> **TO DO**
Report how many lines below contain the word "with". Give only the number.

> **ENTRIES SHOWN**
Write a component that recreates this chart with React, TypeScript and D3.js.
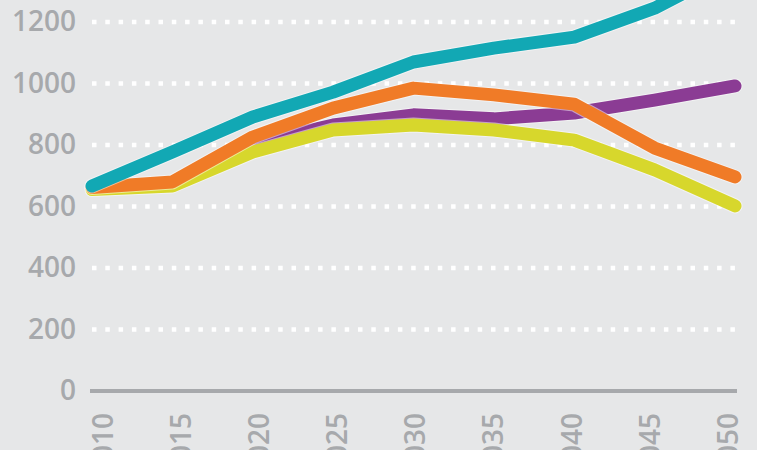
---
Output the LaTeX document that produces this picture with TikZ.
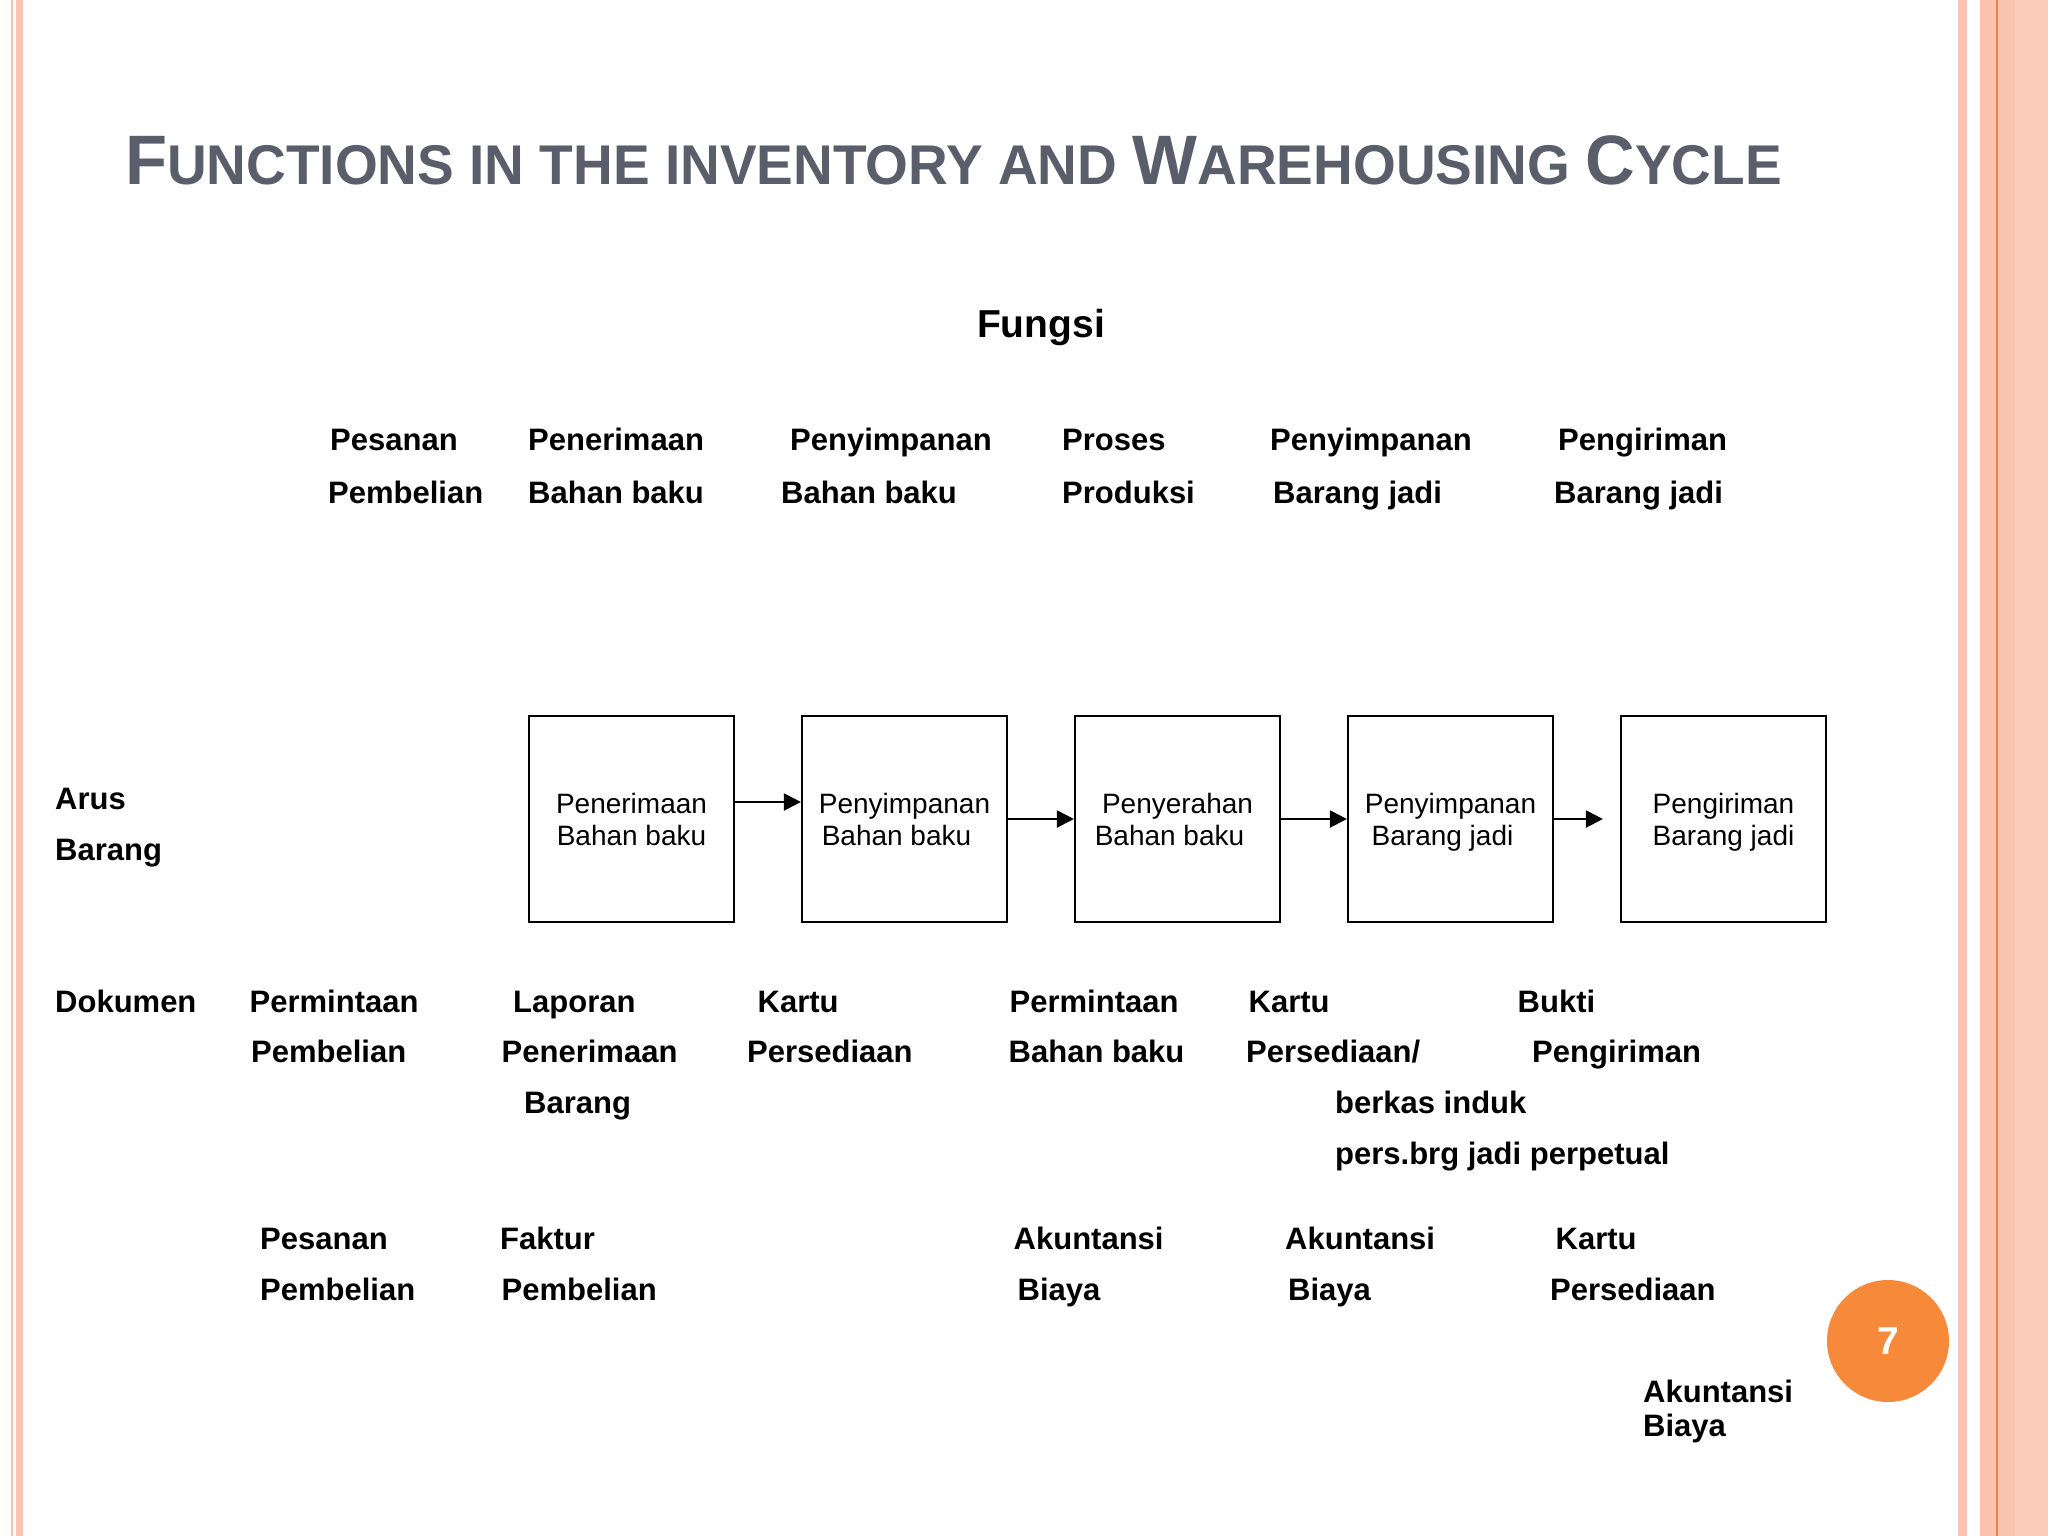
* * *
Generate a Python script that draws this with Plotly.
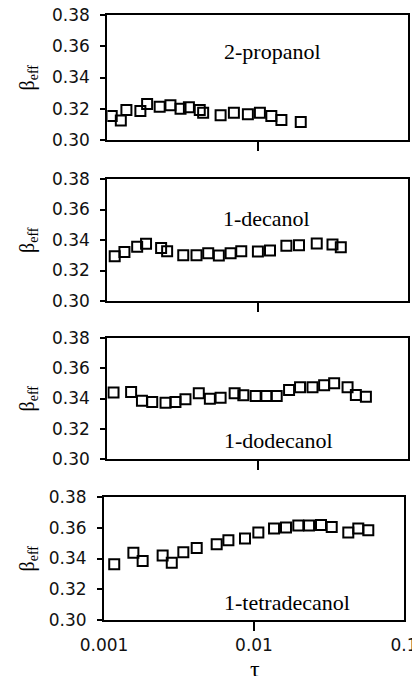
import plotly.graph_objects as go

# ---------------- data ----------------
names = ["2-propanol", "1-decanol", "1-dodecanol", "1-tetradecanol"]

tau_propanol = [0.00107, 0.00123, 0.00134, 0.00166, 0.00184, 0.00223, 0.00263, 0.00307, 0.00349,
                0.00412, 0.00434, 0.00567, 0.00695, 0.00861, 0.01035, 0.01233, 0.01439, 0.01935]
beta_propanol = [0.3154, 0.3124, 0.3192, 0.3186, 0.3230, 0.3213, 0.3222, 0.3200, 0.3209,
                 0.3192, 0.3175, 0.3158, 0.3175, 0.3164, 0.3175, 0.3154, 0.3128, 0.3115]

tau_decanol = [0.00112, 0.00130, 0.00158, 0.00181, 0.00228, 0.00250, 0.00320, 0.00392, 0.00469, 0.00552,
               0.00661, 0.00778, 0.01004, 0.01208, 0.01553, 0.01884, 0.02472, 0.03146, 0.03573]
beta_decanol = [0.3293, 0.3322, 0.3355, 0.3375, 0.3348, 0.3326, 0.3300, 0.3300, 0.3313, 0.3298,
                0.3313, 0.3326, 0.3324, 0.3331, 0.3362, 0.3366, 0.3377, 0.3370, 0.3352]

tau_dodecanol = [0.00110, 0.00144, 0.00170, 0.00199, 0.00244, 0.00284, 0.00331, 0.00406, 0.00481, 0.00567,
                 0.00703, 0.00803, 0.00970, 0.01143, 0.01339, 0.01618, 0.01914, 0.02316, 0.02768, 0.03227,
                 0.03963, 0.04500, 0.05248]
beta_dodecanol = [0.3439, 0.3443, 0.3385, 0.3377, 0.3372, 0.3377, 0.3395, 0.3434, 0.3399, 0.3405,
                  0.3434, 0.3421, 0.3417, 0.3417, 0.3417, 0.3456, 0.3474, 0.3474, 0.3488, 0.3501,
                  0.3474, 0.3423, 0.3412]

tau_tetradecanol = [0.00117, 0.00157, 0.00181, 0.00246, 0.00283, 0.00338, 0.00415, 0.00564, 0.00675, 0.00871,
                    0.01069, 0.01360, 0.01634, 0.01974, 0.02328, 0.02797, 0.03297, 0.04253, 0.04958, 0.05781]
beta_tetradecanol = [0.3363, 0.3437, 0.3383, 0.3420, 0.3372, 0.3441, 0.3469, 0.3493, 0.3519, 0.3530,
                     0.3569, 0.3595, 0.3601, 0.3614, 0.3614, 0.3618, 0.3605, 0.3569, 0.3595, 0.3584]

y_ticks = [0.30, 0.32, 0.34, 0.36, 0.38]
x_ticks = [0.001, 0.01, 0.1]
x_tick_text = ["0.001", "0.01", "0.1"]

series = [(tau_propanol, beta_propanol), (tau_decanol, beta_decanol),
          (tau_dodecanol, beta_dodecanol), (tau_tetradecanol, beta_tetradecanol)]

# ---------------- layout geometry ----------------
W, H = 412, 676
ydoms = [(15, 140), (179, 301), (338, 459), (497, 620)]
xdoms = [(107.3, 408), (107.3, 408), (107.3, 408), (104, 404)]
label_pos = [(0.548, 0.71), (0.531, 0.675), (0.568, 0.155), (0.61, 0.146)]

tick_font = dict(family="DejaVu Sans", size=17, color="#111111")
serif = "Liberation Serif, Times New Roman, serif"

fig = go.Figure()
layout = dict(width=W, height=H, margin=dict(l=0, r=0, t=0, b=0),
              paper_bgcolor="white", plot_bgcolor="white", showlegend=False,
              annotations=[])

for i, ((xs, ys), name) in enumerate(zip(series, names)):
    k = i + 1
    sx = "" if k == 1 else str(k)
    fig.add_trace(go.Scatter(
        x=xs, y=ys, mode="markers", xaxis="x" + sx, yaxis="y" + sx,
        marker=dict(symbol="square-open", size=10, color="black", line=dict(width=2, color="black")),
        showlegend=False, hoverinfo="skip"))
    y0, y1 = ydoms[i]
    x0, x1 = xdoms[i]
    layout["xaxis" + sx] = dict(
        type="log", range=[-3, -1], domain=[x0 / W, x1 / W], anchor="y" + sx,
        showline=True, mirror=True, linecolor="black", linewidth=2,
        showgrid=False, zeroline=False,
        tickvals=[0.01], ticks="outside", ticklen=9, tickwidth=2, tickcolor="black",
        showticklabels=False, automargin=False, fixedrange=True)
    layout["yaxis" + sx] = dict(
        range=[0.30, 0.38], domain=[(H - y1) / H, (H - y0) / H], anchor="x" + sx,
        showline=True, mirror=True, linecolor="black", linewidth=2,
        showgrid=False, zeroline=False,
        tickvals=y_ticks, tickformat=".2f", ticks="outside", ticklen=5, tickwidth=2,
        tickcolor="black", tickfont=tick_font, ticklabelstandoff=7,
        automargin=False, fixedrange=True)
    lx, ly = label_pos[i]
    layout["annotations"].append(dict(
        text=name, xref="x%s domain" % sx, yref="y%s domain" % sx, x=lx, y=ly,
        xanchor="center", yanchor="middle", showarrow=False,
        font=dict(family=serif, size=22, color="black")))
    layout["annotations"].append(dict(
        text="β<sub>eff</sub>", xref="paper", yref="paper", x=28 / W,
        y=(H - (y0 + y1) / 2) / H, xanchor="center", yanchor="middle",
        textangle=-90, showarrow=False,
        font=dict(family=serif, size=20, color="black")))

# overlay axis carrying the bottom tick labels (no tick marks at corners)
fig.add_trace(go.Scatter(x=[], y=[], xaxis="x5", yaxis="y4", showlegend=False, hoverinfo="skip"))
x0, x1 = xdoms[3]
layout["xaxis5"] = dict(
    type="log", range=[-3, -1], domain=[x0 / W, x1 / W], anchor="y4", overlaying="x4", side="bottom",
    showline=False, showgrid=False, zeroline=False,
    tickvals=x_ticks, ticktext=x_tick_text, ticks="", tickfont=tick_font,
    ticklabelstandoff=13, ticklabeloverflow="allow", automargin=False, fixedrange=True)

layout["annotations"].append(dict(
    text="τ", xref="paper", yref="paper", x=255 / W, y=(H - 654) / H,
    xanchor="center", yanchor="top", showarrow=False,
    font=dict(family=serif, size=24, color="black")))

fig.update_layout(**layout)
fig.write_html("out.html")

> **THE REPLY**
3